Consumer Packaged Goods (CPG) is in a different space during the Coronavirus pandemic. While many businesses are being shut down during shelter-in-place protocol, essential products are flying off the shelves and stores are unable to keep up with demand. Currently, 97% of Americans consider the workers producing and delivering high-demand goods like cleaning supplies, personal care products, and food and beverage staples essential to our fight against COVID-19.
Demand for packaged goods is unprecedented. IRi has developed a real-time dashboard to outline the current supply-and-demand situation, like hand sanitizer which has surged beyond a 600% increase month-over-month, while nearly 80% of stores are out of toilet paper. In times when consumers have had to scramble to make sense of a world turned upside down overnight, they’re stocking up on essentials.

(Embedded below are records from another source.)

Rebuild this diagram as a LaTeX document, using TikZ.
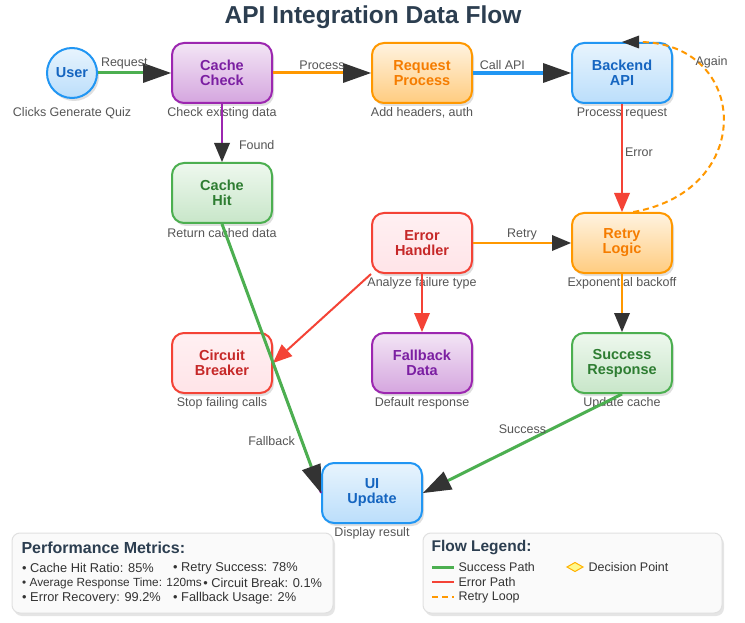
\documentclass[tikz,border=0pt]{standalone}
\usepackage{fontspec}
\setmainfont{Liberation Sans}
\usetikzlibrary{arrows.meta,shadows}

\definecolor{ink}{HTML}{2C3E50}
\definecolor{subtext}{HTML}{555555}
\definecolor{tipgray}{HTML}{333333}
\definecolor{bluD}{HTML}{2196F3}\definecolor{bluT}{HTML}{1565C0}
\definecolor{bluA}{HTML}{E8F4FD}\definecolor{bluB}{HTML}{BBDEFB}
\definecolor{purD}{HTML}{9C27B0}\definecolor{purT}{HTML}{7B1FA2}
\definecolor{purA}{HTML}{F3E5F5}\definecolor{purB}{HTML}{D5A6DF}
\definecolor{orgD}{HTML}{FF9800}\definecolor{orgT}{HTML}{F57C00}
\definecolor{orgA}{HTML}{FFF3E0}\definecolor{orgB}{HTML}{FFCC80}
\definecolor{grnD}{HTML}{4CAF50}\definecolor{grnT}{HTML}{2E7D32}
\definecolor{grnA}{HTML}{EEF8EE}\definecolor{grnB}{HTML}{C8E6C9}
\definecolor{redD}{HTML}{F44336}\definecolor{redT}{HTML}{C62828}
\definecolor{redA}{HTML}{FFF0F2}\definecolor{redB}{HTML}{FFE4E8}

\tikzset{
  box/.style={rounded corners=12pt, line width=2pt, minimum width=100pt, minimum height=60pt,
    align=center, font=\fontsize{14.5}{15}\selectfont\bfseries,
    drop shadow={shadow xshift=2pt, shadow yshift=-3pt, opacity=0.25}},
  bluebox/.style={box, draw=bluD, text=bluT, top color=bluA, bottom color=bluB},
  purbox/.style={box, draw=purD, text=purT, top color=purA, bottom color=purB},
  orgbox/.style={box, draw=orgD, text=orgT, top color=orgA, bottom color=orgB},
  grnbox/.style={box, draw=grnD, text=grnT, top color=grnA, bottom color=grnB},
  redbox/.style={box, draw=redD, text=redT, top color=redA, bottom color=redB},
  note/.style={font=\fontsize{12.5}{13}\selectfont, text=subtext},
  lbl/.style={font=\fontsize{12.5}{13}\selectfont, text=subtext, inner sep=2pt},
  bigtip/.style={-{Triangle[length=28pt,width=20pt,color=tipgray,line width=0pt]}},
  midtip/.style={-{Triangle[length=19pt,width=16pt,color=tipgray,line width=0pt]}},
  redtip/.style={-{Triangle[length=19pt,width=16pt,color=redD,line width=0pt]}},
  panel/.style={rounded corners=8pt, draw=black!12, line width=1pt, fill=black!2,
    drop shadow={shadow xshift=2pt, shadow yshift=-3pt, opacity=0.2}},
  metric/.style={anchor=west, font=\fontsize{12.8}{13}\selectfont, text=black!80, inner sep=0pt},
  legitem/.style={anchor=west, font=\fontsize{12.5}{13}\selectfont, text=black!80}
}

\begin{document}
\begin{tikzpicture}[x=1pt,y=1pt]
  \useasboundingbox[fill=white] (0,0) rectangle (745,-623);
  \node[font=\fontsize{24.5}{25}\selectfont\bfseries, text=ink] (title) at (373,-17) {API Integration Data Flow};

  % nodes
  \node[circle, line width=2pt, draw=bluD, text=bluT, top color=bluA, bottom color=bluB,
    minimum size=50pt, inner sep=0pt, font=\fontsize{14.5}{15}\selectfont\bfseries,
    drop shadow={shadow xshift=2pt, shadow yshift=-3pt, opacity=0.25}] (user) at (72,-73) {User};
  \node[purbox] (check) at (222,-73) {Cache\\Check};
  \node[orgbox] (reqproc) at (422,-73) {Request\\Process};
  \node[bluebox] (api) at (622,-73) {Backend\\API};
  \node[grnbox] (hit) at (222,-193) {Cache\\Hit};
  \node[redbox] (errh) at (422,-243) {Error\\Handler};
  \node[orgbox] (retry) at (622,-243) {Retry\\Logic};
  \node[redbox] (breaker) at (222,-363) {Circuit\\Breaker};
  \node[purbox] (fallback) at (422,-363) {Fallback\\Data};
  \node[grnbox] (success) at (622,-363) {Success\\Response};
  \node[bluebox] (ui) at (372,-493) {UI\\Update};

  % notes under the nodes
  \node[note] (userN) at (72,-113) {Clicks Generate Quiz};
  \node[note] (checkN) at (222,-113) {Check existing data};
  \node[note] (reqprocN) at (422,-113) {Add headers, auth};
  \node[note] (apiN) at (622,-113) {Process request};
  \node[note] (hitN) at (222,-233) {Return cached data};
  \node[note] (errhN) at (422,-283) {Analyze failure type};
  \node[note] (retryN) at (622,-283) {Exponential backoff};
  \node[note] (breakerN) at (222,-403) {Stop failing calls};
  \node[note] (fallbackN) at (422,-403) {Default response};
  \node[note] (successN) at (622,-403) {Update cache};
  \node[note] (uiN) at (372,-533) {Display result};

  % connectors
  \draw[grnD, line width=3pt, bigtip] (user) -- node[lbl, above, pos=0.36]{Request} (check);
  \draw[orgD, line width=3pt, bigtip] (check) -- node[lbl, above]{Process} (reqproc);
  \draw[bluD, line width=3.5pt, bigtip] (reqproc) -- node[lbl, above, pos=0.3]{Call API} (api);
  \draw[purD, line width=2pt, midtip] (check) -- node[lbl, right, pos=0.7, xshift=14pt]{Found} (hit);
  \draw[redD, line width=2pt, redtip] (api) -- node[lbl, right, pos=0.45]{Error} (retry);
  \draw[orgD, line width=2pt, dash pattern=on 6pt off 4pt, -{Triangle[length=17pt,width=13pt,color=tipgray,line width=0pt]}]
    (retry.70) to[out=10, in=0, looseness=1.9] node[lbl, pos=0.76, xshift=19pt, yshift=2pt]{Again} (api.north);
  \draw[orgD, line width=2pt, midtip] (errh) -- node[lbl, above]{Retry} (retry);
  \draw[redD, line width=2pt, redtip] (errh.south west) -- (breaker.east);
  \draw[redD, line width=2pt, redtip] (errh) -- (fallback);
  \draw[orgD, line width=2pt, midtip] (retry) -- (success);
  \draw[purD, line width=2pt] (breaker.east) -- node[lbl, left, pos=0.6, xshift=-4pt]{Fallback} (ui.west);
  \draw[grnD, line width=3pt, bigtip] (hit.south) -- (ui.west);
  \draw[grnD, line width=3pt, bigtip] (success.south) -- node[lbl, above, pos=0.5, yshift=6pt]{Success} (ui.east);

  % metrics panel
  \node[panel, minimum width=321pt, minimum height=80pt] (metrics) at (172.5,-573) {};
  \node[anchor=west, font=\fontsize{16}{16}\selectfont\bfseries, text=ink] (metricsT) at (18,-548) {Performance Metrics:};
  \node[metric] (m1) at (22,-568) {• Cache Hit Ratio: 85\%};
  \node[metric, font=\fontsize{11.8}{13}\selectfont] (m2) at (22,-583) {• Average Response Time: 120ms};
  \node[metric] (m3) at (22,-598) {• Error Recovery: 99.2\%};
  \node[metric] (m4) at (173,-568) {• Retry Success: 78\%};
  \node[metric, right=1pt] (m5) at (m2.east) {• Circuit Break: 0.1\%};
  \node[metric] (m6) at (173,-598) {• Fallback Usage: 2\%};

  % legend panel
  \node[panel, minimum width=299pt, minimum height=80pt] (legend) at (572.5,-573) {};
  \node[anchor=west, font=\fontsize{15.5}{16}\selectfont\bfseries, text=ink] (legendT) at (428,-548) {Flow Legend:};
  \draw[grnD, line width=3pt] (432,-567) -- (454,-567);
  \draw[redD, line width=2pt] (432,-582) -- (454,-582);
  \draw[orgD, line width=2pt, dash pattern=on 6pt off 4pt] (432,-597) -- (454,-597);
  \node[legitem] (l1) at (455,-567) {Success Path};
  \node[legitem] (l2) at (455,-582) {Error Path};
  \node[legitem] (l3) at (455,-597) {Retry Loop};
  \draw[fill=yellow!45, draw=orange!60!yellow, line width=1pt] (567,-567) -- (575,-562.5) -- (583,-567) -- (575,-571.5) -- cycle;
  \node[legitem] (l4) at (585,-567) {Decision Point};
\end{tikzpicture}
\end{document}
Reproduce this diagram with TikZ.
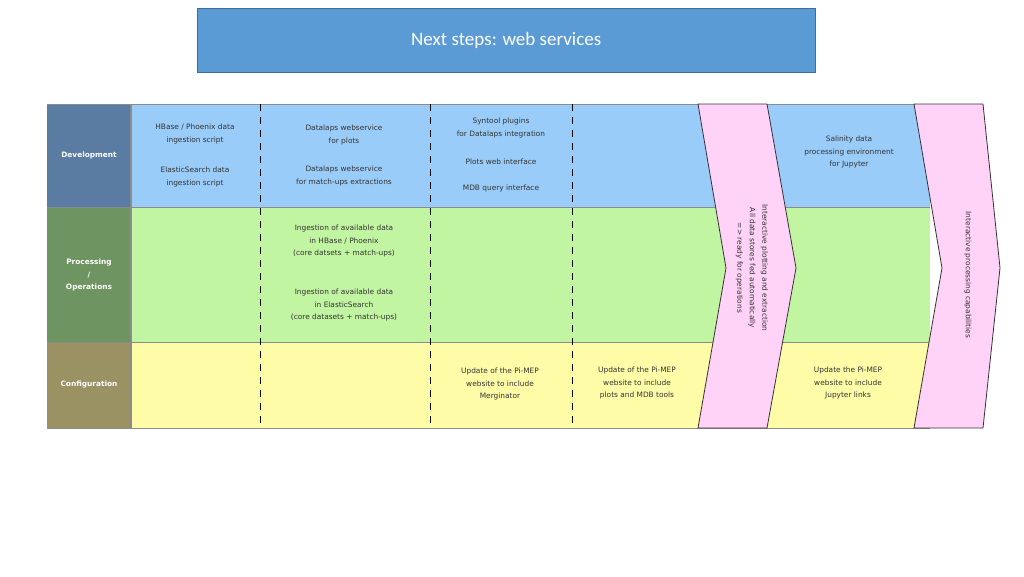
\documentclass[tikz,border=0pt]{standalone}
\usepackage{fontspec}
\setmainfont{DejaVu Sans}
\newfontfamily\titlefont{Carlito}
\begin{document}
\begin{tikzpicture}[x=1pt,y=-1pt,
  txt/.style={font=\fontsize{7.4}{12.5}\selectfont,align=center,text=black!80},
  hdr/.style={font=\bfseries\fontsize{7.4}{12.5}\selectfont,align=center,text=white},
  sepline/.style={black,line width=1pt,dash pattern=on 7pt off 6pt},
  chev/.style={fill=pk,draw=black!80,line width=0.8pt}]
\useasboundingbox (0,0) rectangle (1024,576);
\definecolor{tb}{HTML}{5B9BD5}
\definecolor{rb}{HTML}{99CCF8}
\definecolor{rg}{HTML}{C2F5A2}
\definecolor{ry}{HTML}{FFFCA8}
\definecolor{pk}{HTML}{FFD2F8}
\definecolor{hd}{HTML}{5A7CA2}
\definecolor{hp}{HTML}{6E9462}
\definecolor{hc}{HTML}{9A9262}
\node[draw=tb!70!black,fill=tb,minimum width=618,minimum height=64,anchor=north west,text=white,font=\titlefont\fontsize{19}{22}\selectfont] (title) at (197,8) {Next steps: web services};
% rows
\fill[rb] (131,104) rectangle (930,207);
\fill[rg] (131,207) rectangle (930,342);
\fill[ry] (131,342) rectangle (930,428);
% headers
\fill[hd] (47,104) rectangle (131,207);
\fill[hp] (47,207) rectangle (131,342);
\fill[hc] (47,342) rectangle (131,428);
\draw[black!45,line width=0.8pt] (47,104) -- (930,104) (47,207) -- (930,207) (47,342) -- (930,342) (47,428) -- (930,428);
\draw[black!45,line width=1.5pt] (131,104) -- (131,428);
\node[hdr] (h1) at (89,155) {Development};
\node[hdr] (h2) at (89,275) {Processing\\/\\Operations};
\node[hdr] (h3) at (89,384) {Configuration};
% dashed separators
\draw[sepline] (260,104) -- (260,428);
\draw[sepline] (430,104) -- (430,428);
\draw[sepline] (572,104) -- (572,428);
% texts
\node[txt] (a1) at (195,134) {HBase / Phoenix data\\ingestion script};
\node[txt] (a2) at (195,177) {ElasticSearch data\\ingestion script};
\node[txt] (b1) at (344,135) {Datalaps webservice\\for plots};
\node[txt] (b2) at (344,176) {Datalaps webservice\\for match-ups extractions};
\node[txt] (b3) at (344,241) {Ingestion of available data\\in HBase / Phoenix\\(core datsets + match-ups)};
\node[txt] (b4) at (344,305) {Ingestion of available data\\in ElasticSearch\\(core datasets + match-ups)};
\node[txt] (c1) at (501,128) {Syntool plugins\\for Datalaps integration};
\node[txt] (c2) at (501,162) {Plots web interface};
\node[txt] (c3) at (501,188) {MDB query interface};
\node[txt] (c4) at (500,384) {Update of the Pi-MEP\\website to include\\Merginator};
\node[txt] (d1) at (637,383) {Update of the Pi-MEP\\website to include\\plots and MDB tools};
\node[txt] (e1) at (849,152) {Salinity data\\processing environment\\for Jupyter};
\node[txt] (e2) at (848,383) {Update the Pi-MEP\\website to include\\Jupyter links};
% chevrons
\draw[chev] (698,104) -- (767,104) -- (796,268) -- (767,428) -- (698,428) -- (726,268) -- cycle;
\draw[chev] (914,104) -- (983,104) -- (1000,268) -- (983,428) -- (914,428) -- (942,268) -- cycle;
\node[txt,rotate=-90] (p1) at (752,268) {Interactive plotting and extraction\\All data stores fed automatically\\=> ready for operations};
\node[txt,rotate=-90] (p2) at (968,275) {Interactive processing capabilities};
\end{tikzpicture}
\end{document}
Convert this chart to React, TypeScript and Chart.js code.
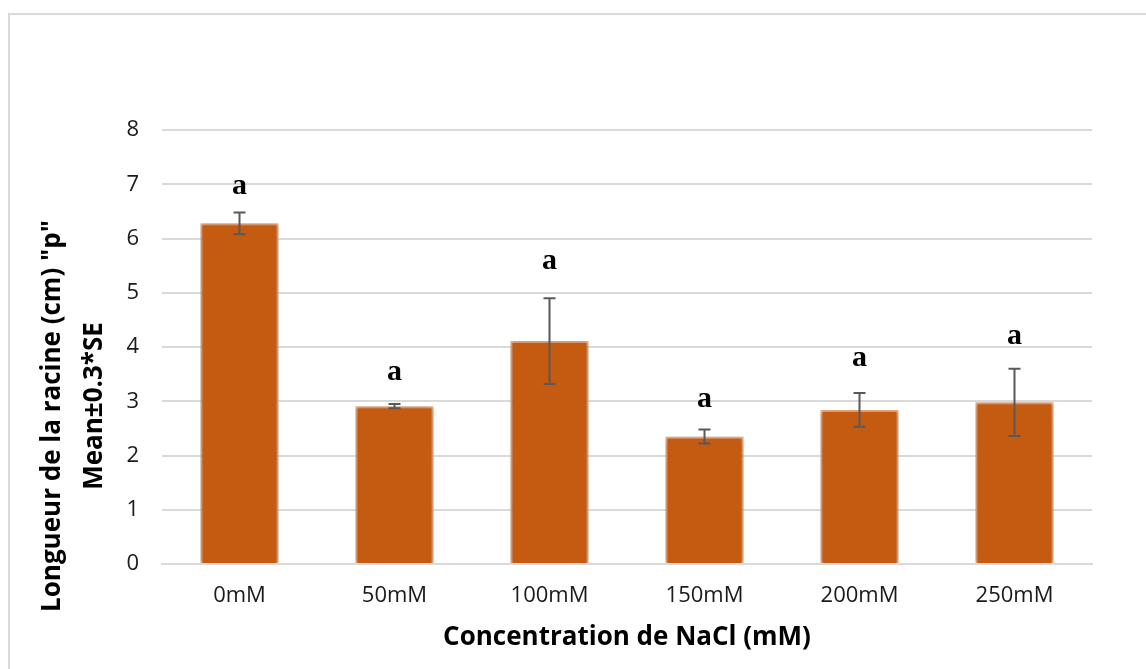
import React, { useEffect, useRef } from "react";
import { Chart, registerables } from "chart.js";

Chart.register(...registerables);

const categories = ["0mM", "50mM", "100mM", "150mM", "200mM", "250mM"];
const meanValues = [6.28, 2.91, 4.11, 2.35, 2.84, 2.98];
const errorValues = [0.2, 0.04, 0.79, 0.13, 0.31, 0.62];
const letters = ["a", "a", "a", "a", "a", "a"];
const letterValues = [6.97, 3.54, 5.58, 3.04, 3.8, 4.2];
const yTicks = [0, 1, 2, 3, 4, 5, 6, 7, 8];
const yTitleLines = ['Longueur de la racine (cm) "p"', "Mean±0.3*SE"];
const xTitle = "Concentration de NaCl (mM)";

const FONT = "'Open Sans', 'Noto Sans', sans-serif";

const overlayPlugin = {
  id: "overlay",
  beforeDatasetDraw(chart: any) {
    const ctx = chart.ctx;
    ctx.save();
    ctx.shadowColor = "rgba(0,0,0,0.35)";
    ctx.shadowBlur = 5;
    ctx.shadowOffsetX = 0;
    ctx.shadowOffsetY = 0;
  },
  afterDatasetDraw(chart: any) {
    chart.ctx.restore();
  },
  afterDraw(chart: any) {
    const ctx = chart.ctx;
    const xs = chart.scales.x;
    const ys = chart.scales.y;
    ctx.save();
    // error bars
    ctx.strokeStyle = "#595959";
    ctx.lineWidth = 2;
    meanValues.forEach((v, i) => {
      const x = xs.getPixelForValue(i);
      const yTop = ys.getPixelForValue(v + errorValues[i]);
      const yBot = ys.getPixelForValue(v - errorValues[i]);
      ctx.beginPath();
      ctx.moveTo(x, yTop);
      ctx.lineTo(x, yBot);
      ctx.moveTo(x - 6, yTop);
      ctx.lineTo(x + 6, yTop);
      ctx.moveTo(x - 6, yBot);
      ctx.lineTo(x + 6, yBot);
      ctx.stroke();
    });
    // letters
    ctx.fillStyle = "#000";
    ctx.font = "bold 30px 'Liberation Serif', 'Times New Roman', serif";
    ctx.textAlign = "center";
    ctx.textBaseline = "middle";
    letters.forEach((l, i) => {
      ctx.fillText(l, xs.getPixelForValue(i), ys.getPixelForValue(letterValues[i]));
    });
    // axis titles
    ctx.font = `bold 26px ${FONT}`;
    ctx.fillStyle = "#000";
    ctx.fillText(xTitle, 627, 638);
    ctx.save();
    ctx.rotate(-Math.PI / 2);
    ctx.fillText(yTitleLines[0], -416, 53);
    ctx.fillText(yTitleLines[1], -406, 95);
    ctx.restore();
    ctx.restore();
  },
};

export default function App() {
  const ref = useRef<HTMLCanvasElement>(null);
  useEffect(() => {
    document.body.style.margin = "0";
    const chart = new Chart(ref.current!, {
      type: "bar",
      data: {
        labels: categories,
        datasets: [
          {
            data: meanValues,
            backgroundColor: "#c55a11",
            borderColor: "#f4b183",
            borderWidth: 2,
            categoryPercentage: 1,
            barPercentage: 0.505,
          },
        ],
      },
      plugins: [overlayPlugin],
      options: {
        animation: false,
        responsive: false,
        maintainAspectRatio: false,
        layout: { padding: { top: 130, right: 54, left: 0, bottom: 0 } },
        plugins: { legend: { display: false }, tooltip: { enabled: false } },
        scales: {
          x: {
            grid: { display: false, drawTicks: false },
            border: { display: true, color: "#d9d9d9", width: 2 },
            ticks: { color: "#1a1a1a", font: { family: FONT, size: 22 }, padding: 19 },
            afterFit(s: any) {
              s.height = 105;
            },
          },
          y: {
            min: 0,
            max: 8,
            afterBuildTicks(s: any) {
              s.ticks = yTicks.map((v) => ({ value: v }));
            },
            grid: { color: "#d9d9d9", lineWidth: 2, drawTicks: false },
            border: { display: false },
            ticks: { color: "#1a1a1a", font: { family: FONT, size: 22 }, padding: 23 },
            afterFit(s: any) {
              s.width = 162;
            },
          },
        },
      },
    });
    return () => chart.destroy();
  }, []);
  return (
    <div style={{ position: "fixed", left: 0, top: 0, width: 1146, height: 669, overflow: "hidden", background: "#fff" }}>
      <div
        style={{
          position: "absolute",
          left: 8,
          top: 13,
          width: 1200,
          height: 700,
          borderLeft: "2px solid #d9d9d9",
          borderTop: "2px solid #d9d9d9",
        }}
      />
      <canvas ref={ref} width={1146} height={669} style={{ position: "absolute", left: 0, top: 0 }} />
    </div>
  );
}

Adapt your tactics to engage with the online community
In these uncertain times, consumers are facing emotions of distrust and disconnection. Now is a great time to test out new channels and deliver highly sought positivity by highlighting how you’re putting the consumers first. Posting to your social media stories to highlight frontline workers who are helping fill the supply of out-of-stock items, or showcasing stories of people using your products to help others in the community, are all things that will help consumers build an emotional connection with your brand. This will provide a positive brand perception long after this is all over.
Get to know your consumers and build loyalty
In Nielsen’s latest research report, they found a 60% increase in the amount of content being watched, equating to an average of 12 hours a day online. In a time where consumers are looking for a positive distraction from the negative media around the world, you can create fun and engaging experiences that allow consumers to share with their network and in return share data on their preferences with you. Surveys like “what essentials are in your cabinet?” or social sharing such as “share a picture of what social distancing looks like for you” can be tied to creative sweepstakes and allow you to capture essential data points for future marketing along the way.
Experiences aren’t just a fun distraction, they can also be a way to connect with your consumers on an emotional level. You should be asking your consumers questions through experiences on how they’re doing, or if there are ways your company can help. You can also offer discounts like free shipping to make sure consumers who are staying home can receive your products or provide ways for consumers to donate products to those in need in exchange for offers on their next purchase. By being empathetic and supportive of your consumers, you’ll find true advocacy on the other side.
Build positive long-term brand perception
It’s been a delight seeing an influx in brands donating time, resources, money, and experiences to help bring the world together in the fight against COVID-19. Check out our favorite examples:
- Natty Light Commencement 2020 They will be hosting an online “Commencement Ceremony” for all of this year’s college graduates whose universities have shut down, and bringing in celebrity speakers, and music, hosting via Facebook live.
- Bud Light We’re Open: Bud Light built an online locator for local restaurants to submit their information for take-out and delivery in areas where such a tool doesn’t exist.
- Foster a Dog, Get Free Beer Busch has teamed up with local shelters to offer families and couples taking in senior dogs for fostering during the COVID-19 crisis free beer. (Registration form)
- Corona Clean Up Corona Canada is hosting community clean up events this summer, helping schools, community centers, and other places of business reopen successfully after the COVID crisis.
Vicks®, a P&G company
- Vicks donated $1 million to Direct Relief, to support equipping frontline health workers with protective gear and providing medicine and equipment needed to treat an anticipated spike in ICU patients.
Loreal and LVMH, parent company to brands such as Louis Vuitton, Givenchy, Christian Dior
- Opening up their factories to produce hand sanitizer in an effort to minimize the spread of the Coronavirus.
The day all the toilet paper went home
While it feels as though things are changing every day, or even hour, we recommend brands keep the consumer as the guiding north star; take the time to engage with your consumers, and ensure your brand’s perception is a positive one that consumers will turn to long after the crisis has ended. By putting your consumers and community first, you’ll find true advocacy on the other side.